**WHAT YOU NEED TO DO**
Please set down exactly the lines of the listing below from the line containing "Clone this chart in matplotlib." through the line containing "from matplotlib.transforms import", both lines included, leaving out all other lines.

**INPUT RECORDS**
::::
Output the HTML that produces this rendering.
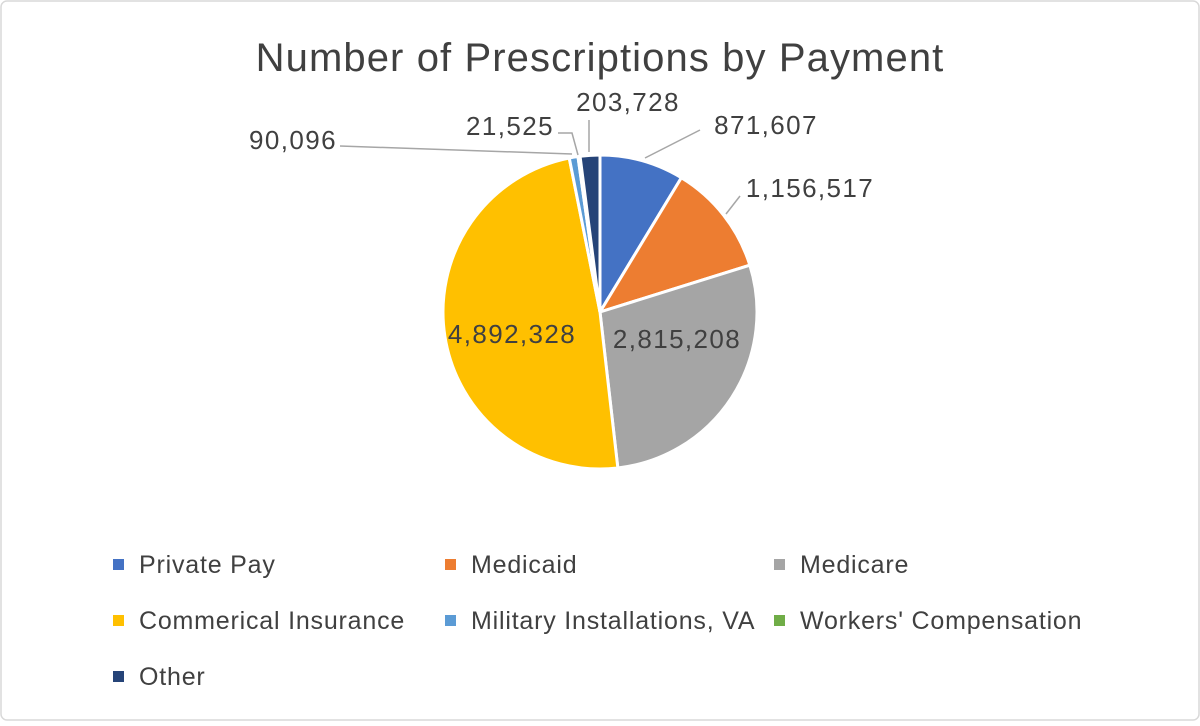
::::
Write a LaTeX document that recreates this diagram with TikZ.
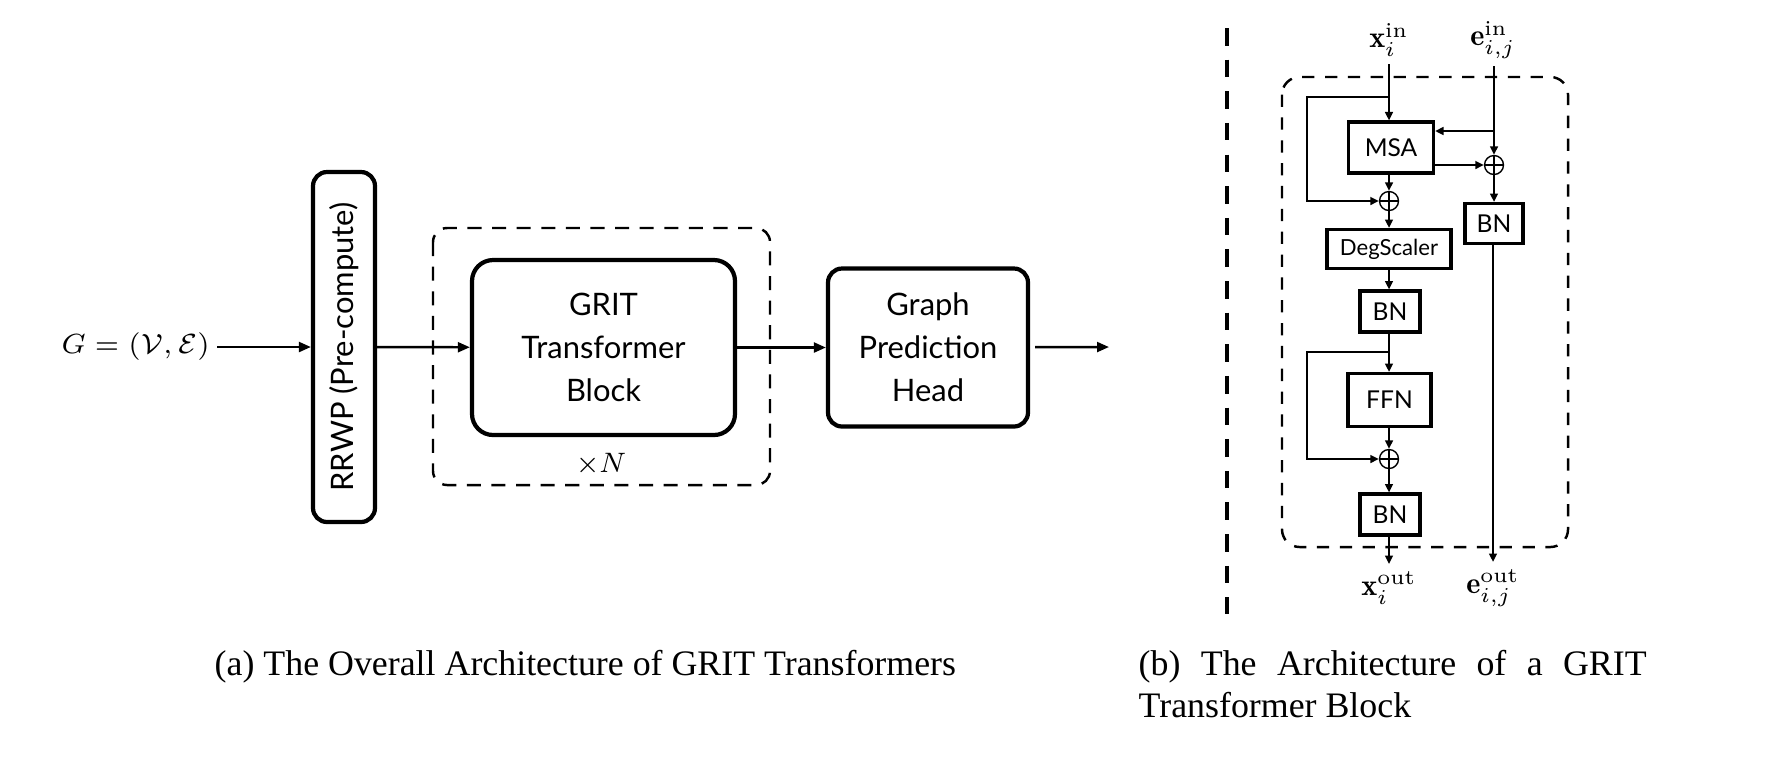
::::
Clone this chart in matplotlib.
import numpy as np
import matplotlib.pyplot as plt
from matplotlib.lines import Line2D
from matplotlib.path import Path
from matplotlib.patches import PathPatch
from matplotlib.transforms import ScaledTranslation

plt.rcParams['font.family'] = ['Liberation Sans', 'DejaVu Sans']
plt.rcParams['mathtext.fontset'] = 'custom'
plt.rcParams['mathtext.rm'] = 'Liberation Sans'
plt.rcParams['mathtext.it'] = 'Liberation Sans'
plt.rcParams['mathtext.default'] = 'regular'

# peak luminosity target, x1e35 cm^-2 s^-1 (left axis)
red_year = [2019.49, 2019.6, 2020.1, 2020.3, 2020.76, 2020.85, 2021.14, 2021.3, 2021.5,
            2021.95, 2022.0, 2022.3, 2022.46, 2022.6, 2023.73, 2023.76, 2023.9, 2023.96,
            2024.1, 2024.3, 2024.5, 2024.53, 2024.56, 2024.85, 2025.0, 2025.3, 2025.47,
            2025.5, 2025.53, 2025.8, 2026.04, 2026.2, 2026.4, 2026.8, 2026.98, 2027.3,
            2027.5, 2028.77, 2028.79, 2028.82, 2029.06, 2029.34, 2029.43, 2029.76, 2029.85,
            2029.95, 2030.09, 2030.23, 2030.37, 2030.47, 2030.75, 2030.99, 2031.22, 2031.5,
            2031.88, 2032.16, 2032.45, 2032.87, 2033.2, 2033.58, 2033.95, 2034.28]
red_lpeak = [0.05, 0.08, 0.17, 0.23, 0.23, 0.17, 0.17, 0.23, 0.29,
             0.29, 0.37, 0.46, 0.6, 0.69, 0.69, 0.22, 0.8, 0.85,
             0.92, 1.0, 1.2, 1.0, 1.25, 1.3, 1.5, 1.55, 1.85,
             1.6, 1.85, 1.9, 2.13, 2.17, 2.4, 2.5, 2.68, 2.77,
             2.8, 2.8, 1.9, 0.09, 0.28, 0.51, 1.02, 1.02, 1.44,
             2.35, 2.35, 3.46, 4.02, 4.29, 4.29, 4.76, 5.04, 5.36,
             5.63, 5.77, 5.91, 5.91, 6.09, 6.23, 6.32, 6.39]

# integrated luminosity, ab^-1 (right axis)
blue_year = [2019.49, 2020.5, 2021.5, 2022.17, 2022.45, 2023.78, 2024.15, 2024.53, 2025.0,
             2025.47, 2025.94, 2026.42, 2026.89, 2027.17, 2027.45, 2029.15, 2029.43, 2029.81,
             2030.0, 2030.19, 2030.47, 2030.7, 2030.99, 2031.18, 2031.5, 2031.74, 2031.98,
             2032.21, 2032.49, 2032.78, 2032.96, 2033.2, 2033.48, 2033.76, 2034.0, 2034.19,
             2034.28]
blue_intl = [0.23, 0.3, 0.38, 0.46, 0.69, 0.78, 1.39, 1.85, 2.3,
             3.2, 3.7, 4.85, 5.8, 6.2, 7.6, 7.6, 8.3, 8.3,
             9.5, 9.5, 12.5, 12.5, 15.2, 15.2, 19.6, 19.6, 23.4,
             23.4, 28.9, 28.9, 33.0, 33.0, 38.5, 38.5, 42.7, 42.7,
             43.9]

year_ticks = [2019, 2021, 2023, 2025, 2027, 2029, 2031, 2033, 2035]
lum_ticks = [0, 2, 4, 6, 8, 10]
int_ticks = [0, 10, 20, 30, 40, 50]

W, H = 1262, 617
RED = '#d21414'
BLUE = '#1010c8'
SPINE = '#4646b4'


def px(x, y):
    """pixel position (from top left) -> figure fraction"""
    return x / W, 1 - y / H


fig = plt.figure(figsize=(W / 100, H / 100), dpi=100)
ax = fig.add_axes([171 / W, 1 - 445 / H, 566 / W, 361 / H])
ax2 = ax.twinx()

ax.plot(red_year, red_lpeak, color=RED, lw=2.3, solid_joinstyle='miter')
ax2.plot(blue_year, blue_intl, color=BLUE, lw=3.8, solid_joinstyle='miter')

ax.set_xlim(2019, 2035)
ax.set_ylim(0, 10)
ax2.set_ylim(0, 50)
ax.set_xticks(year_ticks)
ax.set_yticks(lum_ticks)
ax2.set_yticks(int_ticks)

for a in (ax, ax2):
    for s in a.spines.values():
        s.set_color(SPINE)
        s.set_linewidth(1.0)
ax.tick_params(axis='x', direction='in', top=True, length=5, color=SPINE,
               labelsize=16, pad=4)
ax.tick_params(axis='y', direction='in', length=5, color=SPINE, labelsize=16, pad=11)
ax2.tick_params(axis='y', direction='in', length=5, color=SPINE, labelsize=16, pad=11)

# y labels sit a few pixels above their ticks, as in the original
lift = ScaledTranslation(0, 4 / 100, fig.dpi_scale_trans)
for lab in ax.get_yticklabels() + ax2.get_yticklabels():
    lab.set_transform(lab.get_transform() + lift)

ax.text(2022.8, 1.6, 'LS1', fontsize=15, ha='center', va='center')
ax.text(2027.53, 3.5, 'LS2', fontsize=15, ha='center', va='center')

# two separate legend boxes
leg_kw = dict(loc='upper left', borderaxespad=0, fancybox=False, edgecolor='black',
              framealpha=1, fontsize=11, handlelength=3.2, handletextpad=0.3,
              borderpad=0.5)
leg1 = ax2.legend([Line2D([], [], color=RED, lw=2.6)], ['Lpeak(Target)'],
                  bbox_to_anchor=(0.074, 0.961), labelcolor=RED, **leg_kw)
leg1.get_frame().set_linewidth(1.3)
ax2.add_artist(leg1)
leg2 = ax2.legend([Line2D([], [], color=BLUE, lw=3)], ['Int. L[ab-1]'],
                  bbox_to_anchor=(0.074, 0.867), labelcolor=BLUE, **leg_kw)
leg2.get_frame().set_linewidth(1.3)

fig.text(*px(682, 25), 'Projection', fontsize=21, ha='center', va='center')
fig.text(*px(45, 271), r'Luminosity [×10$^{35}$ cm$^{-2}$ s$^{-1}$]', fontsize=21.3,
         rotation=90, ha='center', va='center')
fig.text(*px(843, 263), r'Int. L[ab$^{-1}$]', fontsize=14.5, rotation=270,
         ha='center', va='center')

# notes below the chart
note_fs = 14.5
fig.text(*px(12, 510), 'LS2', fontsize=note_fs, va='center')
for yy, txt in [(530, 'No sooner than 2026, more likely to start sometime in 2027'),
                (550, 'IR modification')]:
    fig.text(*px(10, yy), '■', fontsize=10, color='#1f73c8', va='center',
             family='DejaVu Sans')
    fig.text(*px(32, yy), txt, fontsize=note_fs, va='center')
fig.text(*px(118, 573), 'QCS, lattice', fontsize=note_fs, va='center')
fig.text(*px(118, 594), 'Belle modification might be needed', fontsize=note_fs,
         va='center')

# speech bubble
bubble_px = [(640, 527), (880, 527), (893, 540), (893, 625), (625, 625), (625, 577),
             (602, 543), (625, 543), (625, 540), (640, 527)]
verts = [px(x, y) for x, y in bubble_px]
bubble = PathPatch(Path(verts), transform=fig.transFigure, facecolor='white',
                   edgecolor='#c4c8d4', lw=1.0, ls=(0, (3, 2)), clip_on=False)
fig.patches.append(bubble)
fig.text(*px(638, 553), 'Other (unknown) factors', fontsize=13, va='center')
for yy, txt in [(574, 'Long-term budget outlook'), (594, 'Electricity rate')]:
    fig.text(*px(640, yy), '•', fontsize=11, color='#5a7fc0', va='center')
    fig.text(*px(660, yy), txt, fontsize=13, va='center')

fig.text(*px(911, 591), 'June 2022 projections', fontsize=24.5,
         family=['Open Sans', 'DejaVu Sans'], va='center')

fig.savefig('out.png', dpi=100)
::::
**ANSWER FOR THE TASK**
Clone this chart in matplotlib.
import numpy as np
import matplotlib.pyplot as plt
from matplotlib.lines import Line2D
from matplotlib.path import Path
from matplotlib.patches import PathPatch
from matplotlib.transforms import ScaledTranslation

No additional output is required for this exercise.